When a foreclosure sale doesn’t cover the full balance owed on the mortgage, the remaining gap is called a deficiency. Whether the lender can come after the former owner for that balance depends heavily on state law.
Roughly a dozen states — including California, Arizona, Oregon, and Washington — are considered non-recourse for most residential mortgages, meaning the lender’s recovery is limited to the property itself. In those states, once the foreclosure deed is issued, the borrower typically walks away without further liability on the original purchase-money mortgage.
Most states, however, allow deficiency judgments under at least some circumstances. In judicial foreclosure states, the court that handled the foreclosure can issue a deficiency judgment as part of the same proceeding. In non-judicial foreclosure states, the lender usually has to file a separate lawsuit. Many jurisdictions impose tight filing deadlines — often 30 to 90 days after the sale — and missing that window permanently bars the lender from recovering the deficiency.
Several states protect borrowers by requiring the deficiency to be calculated using the property’s fair market value rather than the (often lower) auction price. So if a home was worth $250,000 but sold at auction for only $180,000 on a $275,000 debt, the deficiency would be $25,000 (debt minus fair market value), not $95,000 (debt minus sale price). This matters enormously when foreclosure auctions produce below-market bids, which they frequently do.
These two documents sound similar but work very differently. A foreclosure deed is issued after a public auction and an adversarial legal process — the borrower loses the property involuntarily. A deed in lieu of foreclosure is a voluntary arrangement where the borrower hands over ownership directly to the lender, skipping the auction entirely.

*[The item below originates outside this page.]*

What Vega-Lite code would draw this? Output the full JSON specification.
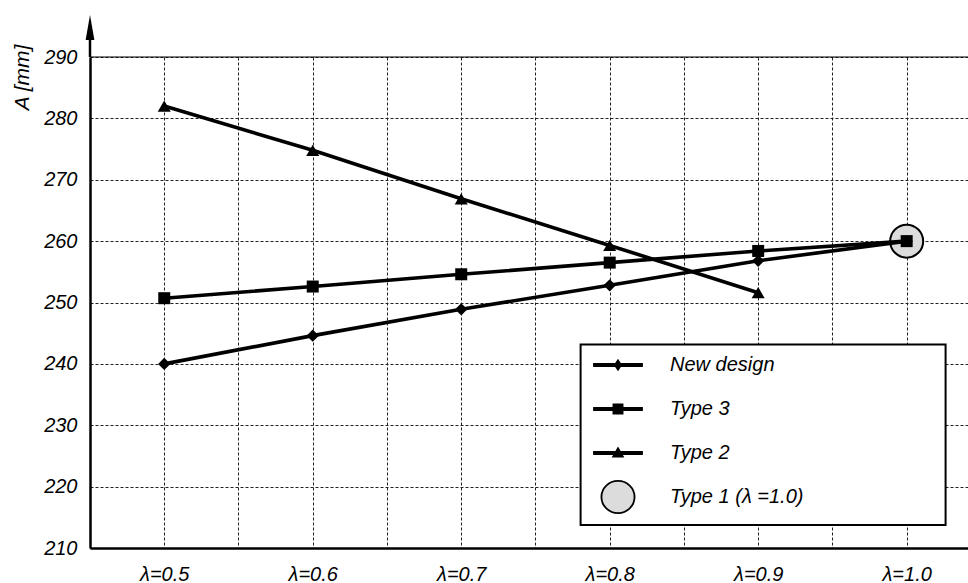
{
  "$schema": "https://vega.github.io/schema/vega-lite/v6.json",
  "width": 878,
  "height": 491,
  "autosize": {"type": "none"},
  "padding": {"left": 90, "top": 57, "right": 0, "bottom": 35},
  "background": "white",
  "config": {"view": {"stroke": null}, "font": "Liberation Sans"},
  "data": {
    "values": [
      {"series": "New design", "lambda": 0.5, "A": 240.0},
      {"series": "New design", "lambda": 0.6, "A": 244.6},
      {"series": "New design", "lambda": 0.7, "A": 248.9},
      {"series": "New design", "lambda": 0.8, "A": 252.8},
      {"series": "New design", "lambda": 0.9, "A": 256.8},
      {"series": "New design", "lambda": 1.0, "A": 260.0},
      {"series": "Type 3", "lambda": 0.5, "A": 250.7},
      {"series": "Type 3", "lambda": 0.6, "A": 252.6},
      {"series": "Type 3", "lambda": 0.7, "A": 254.6},
      {"series": "Type 3", "lambda": 0.8, "A": 256.5},
      {"series": "Type 3", "lambda": 0.9, "A": 258.4},
      {"series": "Type 3", "lambda": 1.0, "A": 260.0},
      {"series": "Type 2", "lambda": 0.5, "A": 282.0},
      {"series": "Type 2", "lambda": 0.6, "A": 274.8},
      {"series": "Type 2", "lambda": 0.7, "A": 266.9},
      {"series": "Type 2", "lambda": 0.8, "A": 259.3},
      {"series": "Type 2", "lambda": 0.9, "A": 251.6},
      {"series": "Type 1 (λ =1.0)", "lambda": 1.0, "A": 260.0}
    ]
  },
  "layer": [
    {
      "data": {"values": [{}]},
      "mark": {"type": "rule", "color": "black", "strokeWidth": 1.2},
      "encoding": {"y": {"datum": 290, "type": "quantitative"}}
    },
    {
      "data": {"values": [{}]},
      "mark": {"type": "rule", "color": "black", "strokeWidth": 2.5},
      "encoding": {
        "x": {"datum": 0.45, "type": "quantitative"},
        "y": {"datum": 290, "type": "quantitative"},
        "y2": {"datum": 294.5}
      }
    },
    {
      "data": {"values": [{}]},
      "mark": {"type": "point", "filled": true, "opacity": 1, "color": "black", "shape": "M0,-1L0.35,1H-0.35Z", "size": 625},
      "encoding": {
        "x": {"datum": 0.45, "type": "quantitative"},
        "y": {"datum": 294.8, "type": "quantitative"}
      }
    },
    {
      "data": {"values": [{}]},
      "mark": {"type": "rect", "fill": "white", "stroke": "black", "strokeWidth": 2},
      "encoding": {
        "x": {"datum": 0.7804, "type": "quantitative"},
        "x2": {"datum": 1.0262},
        "y": {"datum": 243.17, "type": "quantitative"},
        "y2": {"datum": 213.74}
      }
    },
    {
      "transform": [{"filter": "datum.series == 'Type 1 (λ =1.0)'"}],
      "mark": {"type": "point", "filled": true, "opacity": 1, "fill": "#dcdcdc", "stroke": "black", "strokeWidth": 2, "shape": "circle", "size": 1089},
      "encoding": {
        "x": {"field": "lambda", "type": "quantitative"},
        "y": {"field": "A", "type": "quantitative"}
      }
    },
    {
      "transform": [{"filter": "datum.series != 'Type 1 (λ =1.0)'"}],
      "mark": {"type": "line", "color": "black", "strokeWidth": 3.6},
      "encoding": {
        "x": {
          "field": "lambda",
          "type": "quantitative",
          "scale": {"domain": [0.45, 1.0413], "nice": false, "zero": false},
          "axis": {
            "values": [0.45, 0.5, 0.55, 0.6, 0.65, 0.7, 0.75, 0.8, 0.85, 0.9, 0.95, 1.0],
            "labelExpr": "round(datum.value * 100) % 10 == 0 ? 'λ=' + format(datum.value, '.1f') : ''",
            "title": null,
            "grid": true,
            "gridColor": "#222222",
            "gridDash": [3, 2],
            "gridWidth": 1,
            "gridOpacity": 1,
            "ticks": false,
            "domainColor": "black",
            "domainWidth": 2.5,
            "labelFont": "Liberation Sans",
            "labelFontStyle": "italic",
            "labelFontSize": 20,
            "labelColor": "black",
            "labelPadding": 16,
            "labelOverlap": false,
            "labelFlush": false
          }
        },
        "y": {
          "field": "A",
          "type": "quantitative",
          "scale": {"domain": [210, 290], "nice": false, "zero": false},
          "axis": {
            "values": [210, 220, 230, 240, 250, 260, 270, 280, 290],
            "title": "A [mm]",
            "titleFont": "Liberation Sans",
            "titleFontStyle": "italic",
            "titleFontWeight": "normal",
            "titleFontSize": 21,
            "titleColor": "black",
            "titleAngle": 270,
            "titleAlign": "center",
            "titleBaseline": "middle",
            "titleX": -68,
            "titleY": 20,
            "grid": true,
            "gridColor": "#222222",
            "gridDash": [3, 2],
            "gridWidth": 1,
            "gridOpacity": 1,
            "ticks": false,
            "domainColor": "black",
            "domainWidth": 2.5,
            "labelFont": "Liberation Sans",
            "labelFontStyle": "italic",
            "labelFontSize": 20,
            "labelColor": "black",
            "labelPadding": 13,
            "labelFlush": false
          }
        },
        "detail": {"field": "series", "type": "nominal"}
      }
    },
    {
      "transform": [{"filter": "datum.series == 'New design'"}],
      "mark": {"type": "point", "filled": true, "opacity": 1, "color": "black", "shape": "diamond", "size": 150},
      "encoding": {
        "x": {"field": "lambda", "type": "quantitative"},
        "y": {"field": "A", "type": "quantitative"}
      }
    },
    {
      "transform": [{"filter": "datum.series == 'Type 3'"}],
      "mark": {"type": "point", "filled": true, "opacity": 1, "color": "black", "shape": "square", "size": 144},
      "encoding": {
        "x": {"field": "lambda", "type": "quantitative"},
        "y": {"field": "A", "type": "quantitative"}
      }
    },
    {
      "transform": [{"filter": "datum.series == 'Type 2'"}],
      "mark": {"type": "point", "filled": true, "opacity": 1, "color": "black", "shape": "triangle-up", "size": 170},
      "encoding": {
        "x": {"field": "lambda", "type": "quantitative"},
        "y": {"field": "A", "type": "quantitative"}
      }
    },
    {
      "transform": [{"filter": "false"}],
      "mark": {"type": "point", "filled": true, "opacity": 1, "stroke": "black", "strokeWidth": 1.8},
      "encoding": {
        "x": {"field": "lambda", "type": "quantitative"},
        "y": {"field": "A", "type": "quantitative"},
        "shape": {
          "field": "series",
          "type": "nominal",
          "scale": {
            "domain": ["New design", "Type 3", "Type 2", "Type 1 (λ =1.0)"],
            "range": [
              "M-1,-0.05H1V0.05H-1ZM0,-0.19L0.13,0L0,0.19L-0.13,0Z",
              "M-1,-0.05H1V0.05H-1ZM-0.19,-0.19H0.19V0.19H-0.19Z",
              "M-1,-0.05H1V0.05H-1ZM0,-0.2L0.2,0.15H-0.2Z",
              "M-0.69,0A0.69,0.67 0 1,1 0.69,0A0.69,0.67 0 1,1 -0.69,0Z"
            ]
          },
          "legend": {
            "orient": "none",
            "legendX": 503,
            "legendY": 283,
            "title": null,
            "padding": 0,
            "symbolSize": 2304,
            "symbolStrokeColor": "black",
            "symbolStrokeWidth": 1.8,
            "symbolOpacity": 1,
            "labelFont": "Liberation Sans",
            "labelFontStyle": "italic",
            "labelFontSize": 20,
            "labelColor": "black",
            "labelOffset": 27,
            "labelLimit": 400,
            "rowPadding": 9,
            "encode": {
              "symbols": {
                "update": {
                  "stroke": {"value": "black"},
                  "strokeWidth": {"value": 1.8},
                  "opacity": {"value": 1}
                }
              }
            }
          }
        },
        "color": {
          "field": "series",
          "type": "nominal",
          "scale": {
            "domain": ["New design", "Type 3", "Type 2", "Type 1 (λ =1.0)"],
            "range": ["black", "black", "black", "#dcdcdc"]
          },
          "legend": {
            "orient": "none",
            "legendX": 503,
            "legendY": 283,
            "title": null,
            "padding": 0,
            "symbolSize": 2304,
            "symbolStrokeColor": "black",
            "symbolStrokeWidth": 1.8,
            "symbolOpacity": 1,
            "labelFont": "Liberation Sans",
            "labelFontStyle": "italic",
            "labelFontSize": 20,
            "labelColor": "black",
            "labelOffset": 27,
            "labelLimit": 400,
            "rowPadding": 9,
            "encode": {
              "symbols": {
                "update": {
                  "stroke": {"value": "black"},
                  "strokeWidth": {"value": 1.8},
                  "opacity": {"value": 1}
                }
              }
            }
          }
        }
      }
    }
  ]
}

From the borrower’s perspective, a deed in lieu is usually less damaging to credit and avoids the public spectacle of a foreclosure sale. From the lender’s perspective, it’s faster and cheaper than running through the full foreclosure process. The catch is that a deed in lieu doesn’t automatically wipe out junior liens the way a foreclosure sale does. If a second mortgage or judgment lien exists on the property, the lender accepting a deed in lieu may inherit those obligations — which is why lenders often refuse this option when junior liens are present.
Both transactions can trigger Form 1099-A and 1099-C reporting, and both can result in deficiency liability depending on state law and the terms of the agreement. The tax and credit consequences overlap more than most borrowers expect, so the choice between the two is rarely as simple as it first appears.
Because foreclosure deeds carry no warranty of title, title insurance is the primary tool buyers use to protect themselves. A title search before the auction (or immediately after, for properties bought at sale) can uncover outstanding liens, boundary disputes, and recording errors. Title insurance then covers the buyer’s legal costs and financial losses if a title defect surfaces later that the search missed.
Getting title insurance on a foreclosure property is harder than on a conventional purchase. Title companies view foreclosures as higher risk because of the potential for procedural defects in the foreclosure process, missed notifications to lienholders, or unrecorded interests. Some insurers add specific exclusions for known foreclosure-related risks, and premiums may be higher. Buyers at courthouse-step auctions face the toughest situation, since they often have no opportunity to conduct a title search before bidding. Investors who buy regularly at auction typically budget for title cleanup costs as part of their acquisition model.